**Given exercise**
The material below holds pictures; leave them out and reproduce exactly the lines from the one with "Recreate this image" through the one with "import * as", inclusive.
......
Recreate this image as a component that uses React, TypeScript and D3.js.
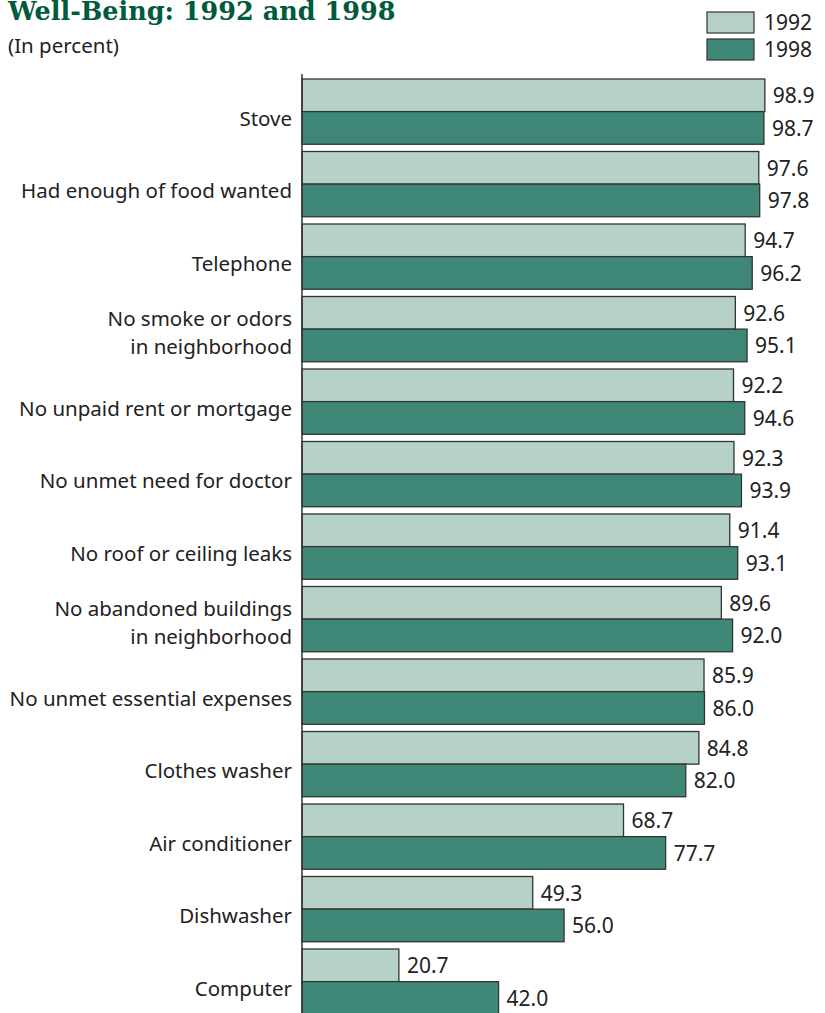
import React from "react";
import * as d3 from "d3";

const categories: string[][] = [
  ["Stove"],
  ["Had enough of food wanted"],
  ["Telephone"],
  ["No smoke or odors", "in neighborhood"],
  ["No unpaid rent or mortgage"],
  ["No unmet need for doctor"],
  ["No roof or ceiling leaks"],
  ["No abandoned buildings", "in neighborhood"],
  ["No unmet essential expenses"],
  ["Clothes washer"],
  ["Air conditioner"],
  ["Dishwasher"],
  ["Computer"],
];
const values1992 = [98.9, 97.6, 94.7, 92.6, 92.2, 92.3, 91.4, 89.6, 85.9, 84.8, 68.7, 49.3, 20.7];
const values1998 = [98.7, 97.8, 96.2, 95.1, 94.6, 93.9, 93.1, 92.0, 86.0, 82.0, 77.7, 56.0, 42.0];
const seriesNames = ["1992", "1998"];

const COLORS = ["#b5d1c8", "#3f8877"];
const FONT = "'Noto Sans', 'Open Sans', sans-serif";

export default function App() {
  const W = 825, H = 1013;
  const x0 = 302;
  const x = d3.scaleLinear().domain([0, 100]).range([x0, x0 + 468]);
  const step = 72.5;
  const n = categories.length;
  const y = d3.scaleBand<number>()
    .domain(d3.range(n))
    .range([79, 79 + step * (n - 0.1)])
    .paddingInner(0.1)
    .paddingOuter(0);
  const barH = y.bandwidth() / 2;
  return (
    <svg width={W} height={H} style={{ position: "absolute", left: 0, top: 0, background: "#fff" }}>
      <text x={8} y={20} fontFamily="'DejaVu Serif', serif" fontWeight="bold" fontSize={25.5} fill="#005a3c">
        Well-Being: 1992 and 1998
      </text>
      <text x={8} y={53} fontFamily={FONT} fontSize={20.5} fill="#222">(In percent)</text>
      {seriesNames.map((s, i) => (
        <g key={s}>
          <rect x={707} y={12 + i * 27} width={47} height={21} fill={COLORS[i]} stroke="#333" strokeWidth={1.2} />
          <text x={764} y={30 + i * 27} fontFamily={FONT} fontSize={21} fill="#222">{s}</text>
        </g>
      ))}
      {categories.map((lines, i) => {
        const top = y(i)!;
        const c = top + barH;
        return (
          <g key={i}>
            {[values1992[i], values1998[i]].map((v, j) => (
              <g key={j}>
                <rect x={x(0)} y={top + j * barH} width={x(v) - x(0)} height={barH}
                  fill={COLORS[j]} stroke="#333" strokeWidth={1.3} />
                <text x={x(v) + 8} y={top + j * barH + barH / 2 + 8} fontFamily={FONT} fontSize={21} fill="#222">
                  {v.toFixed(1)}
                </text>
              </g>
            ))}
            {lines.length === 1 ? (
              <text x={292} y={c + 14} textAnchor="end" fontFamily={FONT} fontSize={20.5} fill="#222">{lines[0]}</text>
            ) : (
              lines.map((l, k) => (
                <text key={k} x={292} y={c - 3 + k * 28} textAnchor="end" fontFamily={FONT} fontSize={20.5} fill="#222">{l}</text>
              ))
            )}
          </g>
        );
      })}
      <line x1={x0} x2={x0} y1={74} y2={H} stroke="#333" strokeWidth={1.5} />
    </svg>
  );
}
......
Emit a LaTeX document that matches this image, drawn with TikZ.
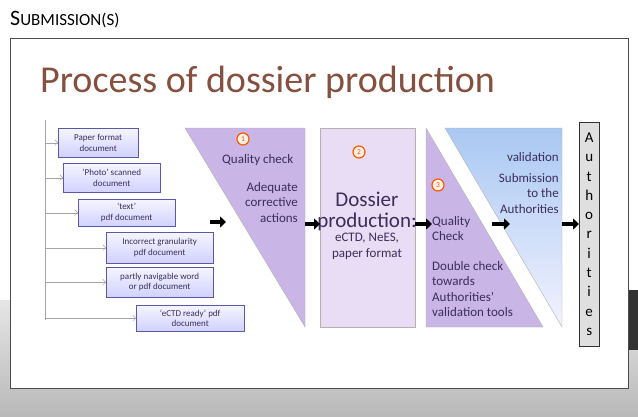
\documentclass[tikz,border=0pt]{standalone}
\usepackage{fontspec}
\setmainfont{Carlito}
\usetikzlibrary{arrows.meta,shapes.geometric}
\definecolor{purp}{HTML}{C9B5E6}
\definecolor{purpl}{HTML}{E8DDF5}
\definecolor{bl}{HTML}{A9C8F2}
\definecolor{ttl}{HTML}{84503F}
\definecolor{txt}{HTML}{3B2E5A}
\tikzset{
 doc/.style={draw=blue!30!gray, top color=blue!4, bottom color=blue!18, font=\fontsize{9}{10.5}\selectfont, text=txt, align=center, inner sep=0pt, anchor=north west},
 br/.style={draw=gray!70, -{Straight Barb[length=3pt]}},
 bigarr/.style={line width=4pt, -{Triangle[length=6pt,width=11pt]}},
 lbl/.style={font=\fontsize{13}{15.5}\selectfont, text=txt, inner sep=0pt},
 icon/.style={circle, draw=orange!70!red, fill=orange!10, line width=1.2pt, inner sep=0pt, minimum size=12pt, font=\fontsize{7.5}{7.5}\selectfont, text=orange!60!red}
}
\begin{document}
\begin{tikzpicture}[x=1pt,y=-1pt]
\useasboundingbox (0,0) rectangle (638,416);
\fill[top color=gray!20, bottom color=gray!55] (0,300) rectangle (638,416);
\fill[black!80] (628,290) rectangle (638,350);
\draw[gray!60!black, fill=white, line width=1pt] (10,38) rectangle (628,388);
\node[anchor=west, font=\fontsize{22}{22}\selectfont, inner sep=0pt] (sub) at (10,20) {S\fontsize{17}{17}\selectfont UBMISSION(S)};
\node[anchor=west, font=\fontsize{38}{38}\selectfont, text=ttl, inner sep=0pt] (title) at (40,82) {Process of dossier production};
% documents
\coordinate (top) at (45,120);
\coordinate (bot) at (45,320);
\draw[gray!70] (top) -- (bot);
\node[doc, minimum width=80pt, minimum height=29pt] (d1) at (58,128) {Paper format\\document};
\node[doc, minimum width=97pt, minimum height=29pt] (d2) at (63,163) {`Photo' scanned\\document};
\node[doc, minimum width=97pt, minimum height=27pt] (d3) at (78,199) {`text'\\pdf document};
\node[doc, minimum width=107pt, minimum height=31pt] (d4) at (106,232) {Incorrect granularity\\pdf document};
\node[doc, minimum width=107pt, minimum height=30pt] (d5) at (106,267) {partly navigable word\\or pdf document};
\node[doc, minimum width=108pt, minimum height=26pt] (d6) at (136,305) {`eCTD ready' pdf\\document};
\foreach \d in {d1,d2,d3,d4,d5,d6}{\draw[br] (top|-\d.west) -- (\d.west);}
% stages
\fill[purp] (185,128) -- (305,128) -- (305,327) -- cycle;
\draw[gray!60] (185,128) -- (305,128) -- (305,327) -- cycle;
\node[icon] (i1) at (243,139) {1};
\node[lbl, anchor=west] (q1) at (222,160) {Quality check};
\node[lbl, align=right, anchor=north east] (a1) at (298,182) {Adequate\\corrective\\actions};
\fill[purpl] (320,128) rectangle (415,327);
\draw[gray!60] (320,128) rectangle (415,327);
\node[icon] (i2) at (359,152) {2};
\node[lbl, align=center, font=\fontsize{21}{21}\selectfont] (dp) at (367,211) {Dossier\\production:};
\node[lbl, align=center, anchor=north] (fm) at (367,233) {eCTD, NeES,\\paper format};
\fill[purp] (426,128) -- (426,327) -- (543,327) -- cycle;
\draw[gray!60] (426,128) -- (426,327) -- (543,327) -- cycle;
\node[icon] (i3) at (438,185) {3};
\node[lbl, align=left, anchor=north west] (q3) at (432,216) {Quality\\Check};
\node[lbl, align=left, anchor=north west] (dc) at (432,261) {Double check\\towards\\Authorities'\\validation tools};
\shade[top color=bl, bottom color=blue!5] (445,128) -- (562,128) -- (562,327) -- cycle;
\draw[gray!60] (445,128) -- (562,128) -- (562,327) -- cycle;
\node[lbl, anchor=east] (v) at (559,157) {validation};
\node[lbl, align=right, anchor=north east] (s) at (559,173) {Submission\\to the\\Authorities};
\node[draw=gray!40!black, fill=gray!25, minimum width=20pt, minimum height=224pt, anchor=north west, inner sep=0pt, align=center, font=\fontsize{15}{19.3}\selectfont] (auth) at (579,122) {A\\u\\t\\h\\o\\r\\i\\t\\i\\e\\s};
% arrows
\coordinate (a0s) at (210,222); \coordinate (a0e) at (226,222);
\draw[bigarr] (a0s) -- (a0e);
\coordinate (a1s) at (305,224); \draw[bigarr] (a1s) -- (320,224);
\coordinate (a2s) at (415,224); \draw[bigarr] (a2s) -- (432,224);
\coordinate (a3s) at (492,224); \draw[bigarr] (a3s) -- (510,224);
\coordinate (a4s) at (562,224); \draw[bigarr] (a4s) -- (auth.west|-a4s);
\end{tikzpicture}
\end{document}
......
**Solution to the exercise**
Recreate this image as a component that uses React, TypeScript and D3.js.
import React from "react";
import * as d3 from "d3";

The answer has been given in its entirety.